If your darkroom is dedicated (which means it's dark MOST of the time), you can use clear bottles, which give you
an advantage of seeing what the stuff looks like inside the bottle.
2. Use marbles (jolen). Like the proverbial crow and the pitcher, just drop glass marbles into your bottle
as you deplete it in order to expunge all excess air from the bottle. Make sure your marbles are chemically
inert. Drop them in vinegar to see if bubbles form, if they do, look for different marbles.
3. Use an inert gas wine preserver. These things allow you to fill the airspace of the bottle with
an inert gas like nitrogen. However, it seems it's not that easy to find this product in our shores.
Well known brand is PrivatePreserve. Their website is here.
How do you manage chemistry temperatures?

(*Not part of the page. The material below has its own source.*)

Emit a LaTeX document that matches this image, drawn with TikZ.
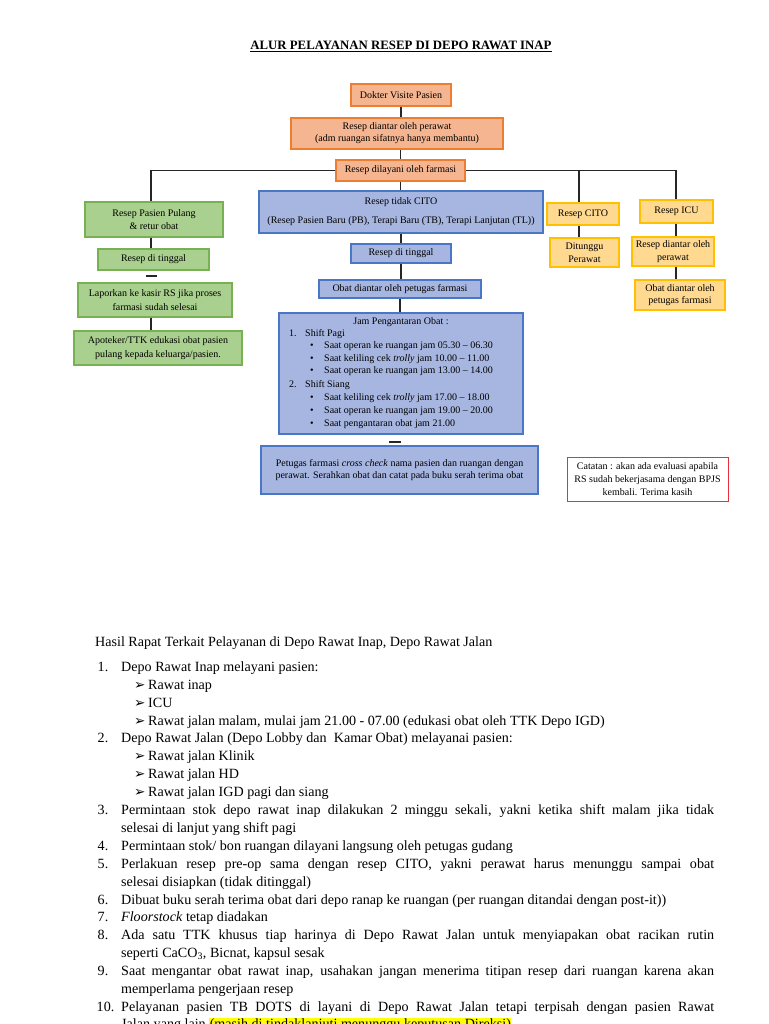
\documentclass[tikz,border=0pt]{standalone}
\usepackage{fontspec}
\setmainfont{Liberation Serif}
\newfontfamily\djv{DejaVu Sans}
\usetikzlibrary{calc}
\definecolor{salF}{HTML}{F5B590}
\definecolor{salD}{HTML}{ED7D31}
\definecolor{grnF}{HTML}{A9D08E}
\definecolor{grnD}{HTML}{77B152}
\definecolor{bluF}{HTML}{A7B6E1}
\definecolor{bluD}{HTML}{4A76C6}
\definecolor{yelF}{HTML}{FFD98F}
\definecolor{yelD}{HTML}{FFC000}
\definecolor{redD}{HTML}{E8303A}
\definecolor{hiY}{HTML}{FFFF00}
\begin{document}
\begin{tikzpicture}[x=1pt,y=-1pt,
  box/.style={draw, line width=1.1pt, inner sep=0pt, align=center,
    font=\fontsize{10}{13}\selectfont},
  sal/.style={box, fill=salF, draw=salD},
  grn/.style={box, fill=grnF, draw=grnD},
  blu/.style={box, fill=bluF, draw=bluD},
  yel/.style={box, fill=yelF, draw=yelD},
  conn/.style={draw=black!85, line width=1.2pt},
  lt/.style={anchor=mid west, inner sep=0pt, font=\fontsize{10}{12}\selectfont},
  bt/.style={anchor=mid west, inner sep=0pt, font=\fontsize{14.1}{17}\selectfont},
  arr/.style={anchor=mid west, inner sep=0pt, font=\djv\fontsize{13.5}{14}\selectfont}
]
\useasboundingbox (0,0) rectangle (768,1024);
\fill[white] (0,0) rectangle (768,1024);

% title
\node[inner sep=0pt, font=\bfseries\fontsize{12.8}{14}\selectfont] (title) at (401,46) {\underline{ALUR PELAYANAN RESEP DI DEPO RAWAT INAP}};

% top chain
\node[sal, minimum width=100pt, minimum height=22pt] (dok) at (401,95) {Dokter Visite Pasien};
\node[sal, minimum width=212pt, minimum height=31pt, font=\fontsize{10}{12}\selectfont] (ant) at (397,133.5) {Resep diantar oleh perawat\\(adm ruangan sifatnya hanya membantu)};
\node[sal, minimum width=129pt, minimum height=21pt] (lay) at (400.5,170.5) {Resep dilayani oleh farmasi};

% green column
\node[grn, minimum width=138pt, minimum height=35pt] (pul) at (154,219.5) {Resep Pasien Pulang\\\& retur obat};
\node[grn, minimum width=111pt, minimum height=21pt] (tgG) at (153.5,259.5) {Resep di tinggal};
\node[grn, minimum width=154pt, minimum height=34pt, font=\fontsize{10}{14}\selectfont] (lap) at (155,300) {Laporkan ke kasir RS jika proses\\farmasi sudah selesai};
\node[grn, minimum width=168pt, minimum height=34pt, font=\fontsize{10}{14}\selectfont] (apo) at (158,348) {Apoteker/TTK edukasi obat pasien\\pulang kepada keluarga/pasien.};

% blue column
\node[blu, minimum width=284pt, minimum height=42pt] (tdk) at (401,212) {Resep tidak CITO\\[6pt](Resep Pasien Baru (PB), Terapi Baru (TB), Terapi Lanjutan (TL))};
\node[blu, minimum width=100pt, minimum height=19pt] (tgB) at (401,253.5) {Resep di tinggal};
\node[blu, minimum width=162pt, minimum height=18pt] (obt) at (400,289) {Obat diantar oleh petugas farmasi};
\node[blu, minimum width=244pt, minimum height=121pt] (jam) at (401,373.5) {};
\node[blu, minimum width=277pt, minimum height=48pt, font=\fontsize{10}{11.8}\selectfont] (ptg) at (399.5,470) {Petugas farmasi \textit{cross check} nama pasien dan ruangan dengan\\perawat. Serahkan obat dan catat pada buku serah terima obat};

% jam list
\node[lt, anchor=mid] (jt) at (401,322.7) {Jam Pengantaran Obat :};
\node[lt] (j1n) at (289,334) {1.};
\node[lt] (j1) at (305,334) {Shift Pagi};
\node[lt] (b1) at (310,346) {•};
\node[lt] (jb1) at (324,346) {Saat operan ke ruangan jam 05.30 – 06.30};
\node[lt] (b2) at (310,359) {•};
\node[lt] (jb2) at (324,359) {Saat keliling cek \textit{trolly} jam 10.00 – 11.00};
\node[lt] (b3) at (310,371.7) {•};
\node[lt] (jb3) at (324,371.7) {Saat operan ke ruangan jam 13.00 – 14.00};
\node[lt] (j2n) at (289,385) {2.};
\node[lt] (j2) at (305,385) {Shift Siang};
\node[lt] (b4) at (310,398) {•};
\node[lt] (jb4) at (324,398) {Saat keliling cek \textit{trolly} jam 17.00 – 18.00};
\node[lt] (b5) at (310,411) {•};
\node[lt] (jb5) at (324,411) {Saat operan ke ruangan jam 19.00 – 20.00};
\node[lt] (b6) at (310,424) {•};
\node[lt] (jb6) at (324,424) {Saat pengantaran obat jam 21.00};

% orange columns
\node[yel, minimum width=72pt, minimum height=22pt] (cito) at (583,214) {Resep CITO};
\node[yel, minimum width=69pt, minimum height=29pt] (tgu) at (584.5,252.5) {Ditunggu\\Perawat};
\node[yel, minimum width=73pt, minimum height=23pt] (icu) at (676.5,211.5) {Resep ICU};
\node[yel, minimum width=82pt, minimum height=29pt] (antI) at (673,251.5) {Resep diantar oleh\\perawat};
\node[yel, minimum width=90pt, minimum height=30pt, font=\fontsize{10}{12.5}\selectfont] (obtI) at (680,295) {Obat diantar oleh\\petugas farmasi};

% note
\node[box, fill=white, draw=redD, line width=0.9pt, minimum width=161pt, minimum height=44pt, font=\fontsize{10}{12.8}\selectfont] (cat) at (647.5,479) {Catatan : akan ada evaluasi apabila\\RS sudah bekerjasama dengan BPJS\\kembali. Terima kasih};

% helper coordinates
\coordinate (gx) at (151,0);
\coordinate (cx) at (579,0);
\coordinate (ix) at (676,0);
\coordinate (dG1) at (146,276);
\coordinate (dG2) at (157,276);
\coordinate (dB1) at (389,442);
\coordinate (dB2) at (401,442);

% connectors
\draw[conn] (dok.south) -- (dok.south |- ant.north);
\draw[conn] (lay.north) -- (lay.north |- ant.south);
\draw[conn] (lay.south) -- (lay.south |- tdk.north);
\draw[conn] (lay.west) -- (lay.west -| gx) -- (pul.north -| gx);
\draw[conn] (lay.east) -- (lay.east -| ix) -- (icu.north -| ix);
\draw[conn] (lay.east -| cx) -- (cito.north -| cx);
\draw[conn] (pul.south -| gx) -- (tgG.north -| gx);
\draw[conn] (dG1) -- (dG2);
\draw[conn] (lap.south -| gx) -- (apo.north -| gx);
\draw[conn] (tdk.south) -- (tdk.south |- tgB.north);
\draw[conn] (tgB.south) -- (tgB.south |- obt.north);
\draw[conn] (obt.south) -- (obt.south |- jam.north);
\draw[conn] (dB1) -- (dB2);
\draw[conn] (cito.south -| cx) -- (tgu.north -| cx);
\draw[conn] (icu.south -| ix) -- (antI.north -| ix);
\draw[conn] (antI.south -| ix) -- (obtI.north -| ix);

% bottom text
\node[bt] (h0) at (95,644) {Hasil Rapat Terkait Pelayanan di Depo Rawat Inap, Depo Rawat Jalan};
\node[bt] (n1) at (97.5,669) {1.};
\node[bt] (l1) at (121,669) {Depo Rawat Inap melayani pasien:};
\node[arr] (a1) at (134,686.9) {➢};
\node[bt] (s1) at (148,686.9) {Rawat inap};
\node[arr] (a2) at (134,704.8) {➢};
\node[bt] (s2) at (148,704.8) {ICU};
\node[arr] (a3) at (134,722.7) {➢};
\node[bt] (s3) at (148,722.7) {Rawat jalan malam, mulai jam 21.00 - 07.00 (edukasi obat oleh TTK Depo IGD)};
\node[bt] (n2) at (97.5,740.6) {2.};
\node[bt] (l2) at (121,740.6) {Depo Rawat Jalan (Depo Lobby dan\ \ Kamar Obat) melayanai pasien:};
\node[arr] (a4) at (134,758.5) {➢};
\node[bt] (s4) at (148,758.5) {Rawat jalan Klinik};
\node[arr] (a5) at (134,776.4) {➢};
\node[bt] (s5) at (148,776.4) {Rawat jalan HD};
\node[arr] (a6) at (134,794.3) {➢};
\node[bt] (s6) at (148,794.3) {Rawat jalan IGD pagi dan siang};
\node[bt] (n3) at (97.5,812.2) {3.};
\node[bt] (l3) at (121,812.2) {\makebox[593pt][s]{Permintaan stok depo rawat inap dilakukan 2 minggu sekali, yakni ketika shift malam jika tidak}};
\node[bt] (l3b) at (121,830.1) {selesai di lanjut yang shift pagi};
\node[bt] (n4) at (97.5,848) {4.};
\node[bt] (l4) at (121,848) {Permintaan stok/ bon ruangan dilayani langsung oleh petugas gudang};
\node[bt] (n5) at (97.5,865.9) {5.};
\node[bt] (l5) at (121,865.9) {\makebox[593pt][s]{Perlakuan resep pre-op sama dengan resep CITO, yakni perawat harus menunggu sampai obat}};
\node[bt] (l5b) at (121,883.8) {selesai disiapkan (tidak ditinggal)};
\node[bt] (n6) at (97.5,901.7) {6.};
\node[bt] (l6) at (121,901.7) {Dibuat buku serah terima obat dari depo ranap ke ruangan (per ruangan ditandai dengan post-it))};
\node[bt] (n7) at (97.5,919.6) {7.};
\node[bt] (l7) at (121,919.6) {\textit{Floorstock} tetap diadakan};
\node[bt] (n8) at (97.5,937.5) {8.};
\node[bt] (l8) at (121,937.5) {\makebox[593pt][s]{Ada satu TTK khusus tiap harinya di Depo Rawat Jalan untuk menyiapakan obat racikan rutin}};
\node[bt] (l8b) at (121,955.4) {seperti CaCO\textsubscript{3}, Bicnat, kapsul sesak};
\node[bt] (n9) at (97.5,973.3) {9.};
\node[bt] (l9) at (121,973.3) {\makebox[593pt][s]{Saat mengantar obat rawat inap, usahakan jangan menerima titipan resep dari ruangan karena akan}};
\node[bt] (l9b) at (121,991.2) {memperlama pengerjaan resep};
\node[bt] (n10) at (96.5,1009.1) {10.};
\node[bt] (l10) at (121,1009.1) {\makebox[593pt][s]{Pelayanan pasien TB DOTS di layani di Depo Rawat Jalan tetapi terpisah dengan pasien Rawat}};
\node[bt] (l10b) at (121,1026) {Jalan yang lain {\setlength{\fboxsep}{0.5pt}\colorbox{hiY}{(masih di tindaklanjuti menunggu keputusan Direksi)}}};
\end{tikzpicture}
\end{document}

For black and white processing, you can opt to do everything at ambient temperature. You just need to make
sure you know what your developer temp is and adjust development times accordingly.
If you want to control
temperature, that means mostly a cooling function (in Manila, at least) since our tap water averages
anywhere from 28-30 degrees centigrade. You can use a water bath (read: palanggana filled with water
enough to immerse your chemical containers to slightly below the level of the chemicals) to stabilize
the temperature of your chemicals. Drop ice cubes into the water to cool it down. Better still, half-fill
a dozen empty 35mm film canisters with water and freeze them. Drop them into your bath water and
retreive them / return them to control the water temperature.
This document last updated on 3 June 2003.